The secondary didn't stand out, either. It was easy to see why Barton was pulled, even in favor of a freshman safety—he had a couple whiffs in the run game and gave up a third-and-goal TD by abandoning his zone. Strong safety Patrick Nelson was one of the primary culprits on the successful slip screens (watch #21 in the clip that leads off this post). Rolling out two freshman safeties in a Tampa 2 scheme is asking for trouble.
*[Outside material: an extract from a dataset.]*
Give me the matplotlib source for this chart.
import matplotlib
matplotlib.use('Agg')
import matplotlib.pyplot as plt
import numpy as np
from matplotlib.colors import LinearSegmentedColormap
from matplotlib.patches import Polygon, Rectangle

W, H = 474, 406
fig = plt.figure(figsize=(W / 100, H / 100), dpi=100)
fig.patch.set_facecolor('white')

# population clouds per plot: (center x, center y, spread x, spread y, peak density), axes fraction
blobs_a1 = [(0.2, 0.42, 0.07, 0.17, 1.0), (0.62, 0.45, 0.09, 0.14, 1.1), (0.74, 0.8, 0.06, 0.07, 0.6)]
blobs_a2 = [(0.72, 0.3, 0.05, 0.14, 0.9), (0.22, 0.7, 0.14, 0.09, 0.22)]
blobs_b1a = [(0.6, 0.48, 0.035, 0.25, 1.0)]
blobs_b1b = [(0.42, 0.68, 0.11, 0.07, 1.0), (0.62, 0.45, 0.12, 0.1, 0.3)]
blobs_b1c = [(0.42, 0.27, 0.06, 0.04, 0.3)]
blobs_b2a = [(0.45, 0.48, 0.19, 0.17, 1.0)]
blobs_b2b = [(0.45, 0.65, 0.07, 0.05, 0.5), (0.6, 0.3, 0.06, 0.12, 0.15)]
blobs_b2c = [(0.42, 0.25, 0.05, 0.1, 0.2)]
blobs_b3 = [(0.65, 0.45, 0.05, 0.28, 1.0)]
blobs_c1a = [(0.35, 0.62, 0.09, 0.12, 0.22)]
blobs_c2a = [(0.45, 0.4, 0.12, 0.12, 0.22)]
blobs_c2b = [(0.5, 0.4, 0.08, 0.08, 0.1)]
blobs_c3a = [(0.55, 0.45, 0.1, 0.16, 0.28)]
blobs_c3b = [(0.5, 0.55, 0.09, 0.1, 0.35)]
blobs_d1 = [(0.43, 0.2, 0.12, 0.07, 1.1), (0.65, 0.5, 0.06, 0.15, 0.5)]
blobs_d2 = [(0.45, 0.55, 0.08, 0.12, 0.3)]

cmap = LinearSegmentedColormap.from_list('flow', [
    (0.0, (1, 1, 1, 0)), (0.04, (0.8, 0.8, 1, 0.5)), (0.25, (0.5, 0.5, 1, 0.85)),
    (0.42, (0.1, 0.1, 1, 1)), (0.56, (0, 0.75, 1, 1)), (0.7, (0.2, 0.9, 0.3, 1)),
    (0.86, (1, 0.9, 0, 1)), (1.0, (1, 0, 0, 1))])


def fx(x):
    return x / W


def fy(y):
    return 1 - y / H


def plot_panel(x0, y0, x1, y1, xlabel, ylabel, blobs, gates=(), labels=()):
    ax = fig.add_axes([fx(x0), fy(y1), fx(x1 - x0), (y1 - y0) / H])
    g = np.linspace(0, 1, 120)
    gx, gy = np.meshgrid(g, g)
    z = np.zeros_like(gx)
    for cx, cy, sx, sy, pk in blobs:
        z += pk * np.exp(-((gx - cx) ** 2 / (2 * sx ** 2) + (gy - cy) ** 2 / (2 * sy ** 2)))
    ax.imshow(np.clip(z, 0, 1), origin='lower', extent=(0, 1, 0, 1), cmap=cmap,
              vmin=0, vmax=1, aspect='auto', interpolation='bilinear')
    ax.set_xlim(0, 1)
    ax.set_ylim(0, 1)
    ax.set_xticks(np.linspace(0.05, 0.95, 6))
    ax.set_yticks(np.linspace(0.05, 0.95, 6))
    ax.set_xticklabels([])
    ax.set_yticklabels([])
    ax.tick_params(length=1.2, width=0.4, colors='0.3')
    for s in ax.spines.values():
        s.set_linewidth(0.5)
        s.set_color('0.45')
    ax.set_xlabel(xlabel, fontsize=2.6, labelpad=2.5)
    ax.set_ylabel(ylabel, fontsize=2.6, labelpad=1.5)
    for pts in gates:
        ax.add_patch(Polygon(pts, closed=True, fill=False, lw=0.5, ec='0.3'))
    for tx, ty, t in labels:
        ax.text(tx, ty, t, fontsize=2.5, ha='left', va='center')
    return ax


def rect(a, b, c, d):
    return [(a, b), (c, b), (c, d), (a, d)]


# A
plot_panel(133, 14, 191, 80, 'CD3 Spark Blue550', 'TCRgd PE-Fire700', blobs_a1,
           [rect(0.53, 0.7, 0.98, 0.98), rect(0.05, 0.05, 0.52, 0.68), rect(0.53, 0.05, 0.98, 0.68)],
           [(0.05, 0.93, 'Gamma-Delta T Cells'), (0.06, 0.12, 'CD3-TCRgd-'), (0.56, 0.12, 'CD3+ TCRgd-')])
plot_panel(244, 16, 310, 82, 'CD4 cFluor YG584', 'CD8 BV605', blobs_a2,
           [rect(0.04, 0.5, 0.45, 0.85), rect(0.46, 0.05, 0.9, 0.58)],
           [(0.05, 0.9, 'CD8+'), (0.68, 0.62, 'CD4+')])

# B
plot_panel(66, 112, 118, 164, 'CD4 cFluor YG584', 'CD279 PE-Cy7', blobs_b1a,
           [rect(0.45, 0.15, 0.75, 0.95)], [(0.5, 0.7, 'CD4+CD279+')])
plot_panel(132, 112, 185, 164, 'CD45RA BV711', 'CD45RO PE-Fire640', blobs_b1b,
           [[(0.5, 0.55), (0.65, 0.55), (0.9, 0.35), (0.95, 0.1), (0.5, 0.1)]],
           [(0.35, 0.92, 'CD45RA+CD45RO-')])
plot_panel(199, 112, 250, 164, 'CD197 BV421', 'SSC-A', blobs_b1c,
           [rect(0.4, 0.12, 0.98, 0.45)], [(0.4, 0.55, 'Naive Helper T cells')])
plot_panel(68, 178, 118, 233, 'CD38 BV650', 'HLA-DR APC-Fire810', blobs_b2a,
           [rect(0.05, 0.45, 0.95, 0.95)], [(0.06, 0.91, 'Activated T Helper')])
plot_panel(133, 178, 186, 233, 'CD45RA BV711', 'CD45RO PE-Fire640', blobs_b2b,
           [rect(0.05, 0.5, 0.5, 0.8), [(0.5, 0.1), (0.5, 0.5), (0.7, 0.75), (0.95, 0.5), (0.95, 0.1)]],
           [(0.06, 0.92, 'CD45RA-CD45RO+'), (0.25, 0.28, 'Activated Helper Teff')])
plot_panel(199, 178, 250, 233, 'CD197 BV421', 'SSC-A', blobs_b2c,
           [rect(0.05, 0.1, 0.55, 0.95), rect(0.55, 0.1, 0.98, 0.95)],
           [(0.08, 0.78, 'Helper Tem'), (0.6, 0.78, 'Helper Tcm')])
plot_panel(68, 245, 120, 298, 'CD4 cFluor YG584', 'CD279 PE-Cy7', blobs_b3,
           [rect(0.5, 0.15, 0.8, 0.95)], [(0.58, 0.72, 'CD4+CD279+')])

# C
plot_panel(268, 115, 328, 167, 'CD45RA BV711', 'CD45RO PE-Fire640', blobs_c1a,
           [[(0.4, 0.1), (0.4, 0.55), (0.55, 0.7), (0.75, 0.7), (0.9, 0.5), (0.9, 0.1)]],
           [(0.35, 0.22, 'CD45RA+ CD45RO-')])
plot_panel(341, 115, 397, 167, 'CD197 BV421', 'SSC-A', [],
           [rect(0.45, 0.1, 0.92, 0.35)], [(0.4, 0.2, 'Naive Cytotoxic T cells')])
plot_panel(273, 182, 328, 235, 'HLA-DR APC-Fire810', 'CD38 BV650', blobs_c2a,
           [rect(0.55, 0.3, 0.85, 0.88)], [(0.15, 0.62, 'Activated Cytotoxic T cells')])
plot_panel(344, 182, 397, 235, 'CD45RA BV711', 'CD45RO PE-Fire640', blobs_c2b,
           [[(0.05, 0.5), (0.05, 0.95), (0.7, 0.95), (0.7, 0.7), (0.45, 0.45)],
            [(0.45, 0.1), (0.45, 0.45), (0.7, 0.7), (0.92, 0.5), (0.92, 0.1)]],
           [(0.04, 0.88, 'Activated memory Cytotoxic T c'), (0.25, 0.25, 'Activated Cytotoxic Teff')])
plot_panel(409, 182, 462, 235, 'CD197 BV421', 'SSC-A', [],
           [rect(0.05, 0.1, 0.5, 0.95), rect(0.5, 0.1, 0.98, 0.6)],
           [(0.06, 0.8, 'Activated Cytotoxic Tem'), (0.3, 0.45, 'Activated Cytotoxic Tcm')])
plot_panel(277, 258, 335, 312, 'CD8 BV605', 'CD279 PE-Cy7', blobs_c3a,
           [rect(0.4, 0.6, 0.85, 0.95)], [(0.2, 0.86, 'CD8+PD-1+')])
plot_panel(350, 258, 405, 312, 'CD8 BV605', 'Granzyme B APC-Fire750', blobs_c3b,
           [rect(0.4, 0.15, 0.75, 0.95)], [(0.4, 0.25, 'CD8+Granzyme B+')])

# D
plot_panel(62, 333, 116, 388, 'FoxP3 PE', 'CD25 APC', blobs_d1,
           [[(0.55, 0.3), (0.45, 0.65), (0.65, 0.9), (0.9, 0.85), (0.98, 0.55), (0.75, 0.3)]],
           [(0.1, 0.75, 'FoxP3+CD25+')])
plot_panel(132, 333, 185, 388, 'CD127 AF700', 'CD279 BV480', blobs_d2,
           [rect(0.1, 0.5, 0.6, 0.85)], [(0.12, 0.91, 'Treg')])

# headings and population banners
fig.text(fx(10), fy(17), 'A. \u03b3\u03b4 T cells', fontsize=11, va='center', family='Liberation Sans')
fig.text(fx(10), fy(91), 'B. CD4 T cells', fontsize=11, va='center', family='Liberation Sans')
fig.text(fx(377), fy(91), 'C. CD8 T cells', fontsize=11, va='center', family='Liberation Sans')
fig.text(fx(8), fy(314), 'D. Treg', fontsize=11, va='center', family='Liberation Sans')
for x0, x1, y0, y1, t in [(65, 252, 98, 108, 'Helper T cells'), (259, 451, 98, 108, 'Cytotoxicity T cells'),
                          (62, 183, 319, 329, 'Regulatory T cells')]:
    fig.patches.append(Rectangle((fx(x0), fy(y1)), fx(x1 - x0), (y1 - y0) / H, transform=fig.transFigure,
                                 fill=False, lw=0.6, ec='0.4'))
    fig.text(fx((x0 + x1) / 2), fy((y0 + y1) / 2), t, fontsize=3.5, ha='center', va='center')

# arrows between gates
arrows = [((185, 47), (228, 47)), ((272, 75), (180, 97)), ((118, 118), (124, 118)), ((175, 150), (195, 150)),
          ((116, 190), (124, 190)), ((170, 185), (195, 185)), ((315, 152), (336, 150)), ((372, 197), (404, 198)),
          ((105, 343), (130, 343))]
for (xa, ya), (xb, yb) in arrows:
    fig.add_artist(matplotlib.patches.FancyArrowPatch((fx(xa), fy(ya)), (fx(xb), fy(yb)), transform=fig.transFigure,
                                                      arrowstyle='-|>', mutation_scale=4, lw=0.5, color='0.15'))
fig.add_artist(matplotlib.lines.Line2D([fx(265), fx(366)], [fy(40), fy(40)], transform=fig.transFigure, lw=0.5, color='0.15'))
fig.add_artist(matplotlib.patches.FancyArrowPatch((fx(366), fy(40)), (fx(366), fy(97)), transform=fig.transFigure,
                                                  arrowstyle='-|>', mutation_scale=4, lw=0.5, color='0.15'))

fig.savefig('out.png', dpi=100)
Corner Jaylen Dunlap has a positive PFF grade and looked the most competent of the secondary; the only target against him I have in my notes was an incomplete deep post he covered very well. His lack of targets looked like a combination of solid coverage on his part and not-so-solid coverage elsewhere. This was a flat drop by Nebraska on a should-be TD:
I don't even remember why the safety (standing right below the 'x' on the 35) got as far upfield as he did, but it was a very bad idea.
We should learn one thing about Michigan's offense: who should play left tackle. Smoot is going to test both OTs in this game, and I'd expect Illinois will try to get him singled up on JBB if the starting O-line remains the same. That's a matchup Illinois will win, and Smoot will also be a tough test for Mason Cole if Cole flips outside. Everything else looks like it should be in Michigan's favor. Harbaugh's constant shifts and misdirection should open up some big plays against this shaky back seven, and running straight ahead looks like it'll work, too.